In Australia, last week a federal court judge reportedly dismissed a lawsuit that had been brought by a former gambling addict against casino operator Crown Resorts Limited and gaming machine manufacturer Aristocrat Leisure Limited.
According to a Friday report from the Daily Mail newspaper, the action filed in 2016 with the Federal Court of Australia on behalf of Shonica Guy had alleged that the defendants had breached consumer regulations and engaged in ‘unconscionable conduct’ by unfairly misrepresenting the chances of winning on their Dolphin Treasure slot.
Guy was reportedly being represented on a pro bono basis by local law firm Maurice Blackburn Lawyers while her action had purportedly claimed that Sydney-based Aristocrat Leisure Limited had unfairly designed the game in 1997 via the utilization of a complicated symbol spread as well as confusing sounds and images before offering it to Crown Resorts Limited, which utilized some 38 of the slots at the casino inside its Crown Melbourne venue.
But in dismissing the action, federal court judge Debra Mortimer reportedly stated that Dolphin Treasure had not been ‘misleading or deceptive as the law defines those concepts’ with Crown Resorts Limited and Aristocrat Leisure Limited in compliance with a ‘detailed and comprehensive regulatory regime’.
“That includes assessments about the fairness of the way an electronic gaming machine operates, prohibits certain kinds of features but not others and includes approval of particular machines such as the Dolphin Treasure,” reportedly read the dismissal from Mortimer.
However, Mortimer reportedly declared that the legal action had highlighted the view of numerous experts that more research should be conducted into the relationship between gambling addictions and game design.

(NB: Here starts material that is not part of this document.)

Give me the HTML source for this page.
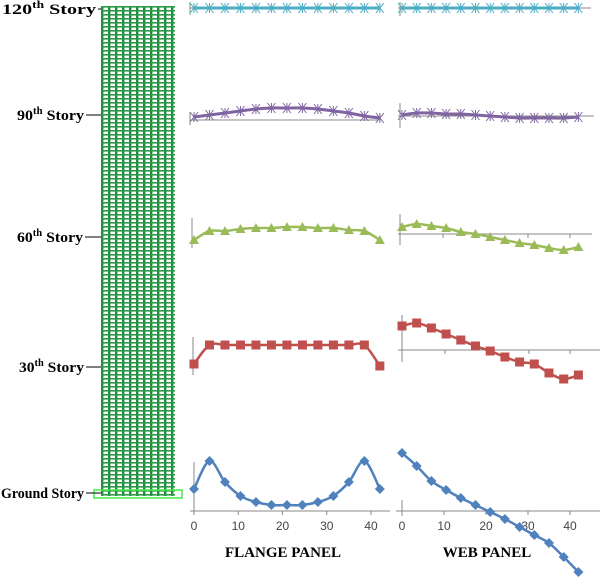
<!DOCTYPE html>
<html><head><meta charset="utf-8"><style>
html,body{margin:0;padding:0;background:#fff;}
svg{display:block;}
.lbl{font-family:"Liberation Serif",serif;font-weight:bold;font-size:15px;fill:#000;}
.ttl{font-family:"Liberation Serif",serif;font-weight:bold;font-size:15px;fill:#000;}
.tick{font-family:"Liberation Sans",sans-serif;font-size:12px;fill:#444;}
</style></head><body>
<svg id="chart" width="601" height="578" viewBox="0 0 601 578" xmlns="http://www.w3.org/2000/svg">
<defs>
<pattern id="grid" x="101" y="6" width="7" height="4" patternUnits="userSpaceOnUse">
<rect width="7" height="4" fill="#fff"/>
<rect x="0" y="0" width="2.4" height="4" fill="#1e8a3c"/>
<rect x="0" y="0" width="7" height="1.6" fill="#2a9a4a"/>
</pattern>
</defs>
<rect x="101" y="6" width="74" height="490" fill="url(#grid)"/>
<rect x="94" y="490" width="88" height="8" fill="none" stroke="#44ee44" stroke-width="1.5"/>
<g id="story-labels"></g>
<g id="panels"></g>
<text class="ttl" x="283" y="557" text-anchor="middle">FLANGE PANEL</text>
<text class="ttl" x="487" y="557" text-anchor="middle">WEB PANEL</text>
</svg>
<script>
const NS="http://www.w3.org/2000/svg";
const xPositions=[0,3.5,7,10.5,14,17.5,21,24.5,28,31.5,35,38.5,42];
const xTicks=[0,10,20,30,40];
const flange120=[0,0,0,0,0,0,0,0,0,0,0,0,0];
const web120=[0,0,0,0,0,0,0,0,0,0,0,0,0];
const flange90=[3,5,7,9,11,12,12,12,11,9,7,4,2];
const web90=[1,3,3,2,2,1,0,-1,-2,-2,-2,-2,-1];
const flange60=[5,14,14,16,17,17,18,18,17,17,15,14,5];
const web60=[7,10,8,6,2,0,-3,-6,-9,-11,-14,-16,-13];
const flange30=[2,21,21,21,21,21,21,21,21,21,21,21,0];
const web30=[24,27,22,16,10,4,-1,-7,-12,-14,-23,-29,-25];
const flange0=[22,50,29,15,9,6,6,6,9,15,29,50,22];
const web0=[58,45,30,21,13,6,-1,-8,-16,-24,-32,-46,-61];
const storyNames=["120","90","60","30","Ground"];

const panels=document.getElementById('panels');
const labels=document.getElementById('story-labels');
function mk(tag,attrs,parent){const e=document.createElementNS(NS,tag);for(const k in attrs)e.setAttribute(k,attrs[k]);(parent||panels).appendChild(e);return e;}
const fx=v=>194+v*(371-194)/40;
const wx=v=>402+v*(570-402)/40;

const storyY=[9,115,237,367,493];
const labelStart=[2,17,17,19,1];
const labelEnd=[96,84,83,84,84];
storyNames.forEach((n,i)=>{
  const t=mk('text',{class:'lbl',x:labelStart[i],y:storyY[i]+5,textLength:labelEnd[i]-labelStart[i],lengthAdjust:'spacingAndGlyphs'},labels);
  
  
  if(n==="Ground"){t.textContent="Ground Story";}
  else{t.appendChild(document.createTextNode(n));const s=mk('tspan',{dy:-6,'font-size':'10'},t);s.textContent="th";const s2=mk('tspan',{dy:6},t);s2.textContent=" Story";}
  const l=mk('line',{x1:labelEnd[i]+2,x2:101,y1:storyY[i],y2:storyY[i],stroke:'#000','stroke-width':1},labels);
  
  
});

function marker(type,x,y,c,g){
  if(type==='x'){mk('path',{d:`M${x-4},${y-5}L${x+4},${y+5}M${x-4},${y+5}L${x+4},${y-5}M${x},${y-5}L${x},${y+5}`,stroke:c,'stroke-width':1,fill:'none'},g);}
  else if(type==='tri'){mk('path',{d:`M${x},${y-5}L${x+5},${y+4}L${x-5},${y+4}Z`,fill:c},g);}
  else if(type==='sq'){mk('rect',{x:x-4.5,y:y-4.5,width:9,height:9,fill:c},g);}
  else {mk('path',{d:`M${x},${y-5}L${x+5},${y}L${x},${y+5}L${x-5},${y}Z`,fill:c},g);}
}
function series(name,data,xs,baseY,color,type){
  const g=mk('g',{});
  
  
  const pts=data.map((v,i)=>[xs(xPositions[i]),baseY-v]);
  let d='M'+pts[0][0]+','+pts[0][1];
  for(let i=0;i<pts.length-1;i++){
    const p0=pts[Math.max(0,i-1)],p1=pts[i],p2=pts[i+1],p3=pts[Math.min(pts.length-1,i+2)];
    const c1=[p1[0]+(p2[0]-p0[0])/6,p1[1]+(p2[1]-p0[1])/6],c2=[p2[0]-(p3[0]-p1[0])/6,p2[1]-(p3[1]-p1[1])/6];
    d+=`C${c1[0]},${c1[1]} ${c2[0]},${c2[1]} ${p2[0]},${p2[1]}`;
  }
  mk('path',{d:d,fill:'none',stroke:color,'stroke-width':type==='x'?3:2.5},g);
  pts.forEach(p=>marker(type,p[0],p[1],color,g));
}
function axis(name,x0,x1,y,vx,vy0,vy1,ticks){
  const g=mk('g',{stroke:'#888','stroke-width':1});
  
  
  if(x1) mk('line',{x1:x0,x2:x1,y1:y,y2:y},g);
  mk('line',{x1:vx,x2:vx,y1:vy0,y2:vy1},g);
  (ticks||[]).forEach(t=>mk('line',{x1:t,x2:t,y1:y,y2:y+4},g));
}
axis('flange-120-axis',190,378,8,190,2,15);
axis('web-120-axis',398,591,8,400,2,16);
axis('flange-90-axis',190,378,120,190,112,125);
axis('web-90-axis',398,594,116,400,103,128);
axis('flange-60-axis',0,0,0,192,218,248);
axis('web-60-axis',398,592,234,400,214,245,[443,528,570]);
axis('flange-30-axis',0,0,0,193,337,375);
axis('web-30-axis',398,600,350,402,315,362,[445,529,570]);
axis('flange-ground-axis',190,390,511,194,462,515,xTicks.map(fx));
axis('web-ground-axis',396,600,511,402,500,516,xTicks.map(wx));
xTicks.forEach(t=>{
  const a=mk('text',{class:'tick',x:fx(t),y:530,'text-anchor':'middle'});a.textContent=t;
  
  const b=mk('text',{class:'tick',x:wx(t),y:530,'text-anchor':'middle'});b.textContent=t;
  
});
series('flange-120-series',flange120,fx,8,'#4bacc6','x');
series('web-120-series',web120,wx,8,'#4bacc6','x');
series('flange-90-series',flange90,fx,120,'#8064a2','x');
series('web-90-series',web90,wx,116,'#8064a2','x');
series('flange-60-series',flange60,fx,245,'#9bbb59','tri');
series('web-60-series',web60,wx,234,'#9bbb59','tri');
series('flange-30-series',flange30,fx,366,'#c0504d','sq');
series('web-30-series',web30,wx,350,'#c0504d','sq');
series('flange-ground-series',flange0,fx,511,'#4f81bd','dia');
series('web-ground-series',web0,wx,511,'#4f81bd','dia');
</script>
</body></html>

The Daily Mail explained that anti-gambling sources estimate that Australian punters lose approximately $9.6 billion a year on slots while a 2010 public inquiry had classed some 115,000 people as ‘problem gamblers’ with another 280,000 thought to be at ‘moderate risk’ of developing a compulsion.
Charles Livingstone, a public health professor at Monash University, reportedly told The Guardian newspaper that he believes the future will see more such cases brought against casinos and the manufacturers of gambling machines.
“As we learn more about the relationship between gambling machines and addiction and find out more about how these machines cause harm, then we can expect changes in how the law interprets these issues and how governments regulate the industry,” Livingstone reportedly told The Guardian. “We saw the same thing with big tobacco.”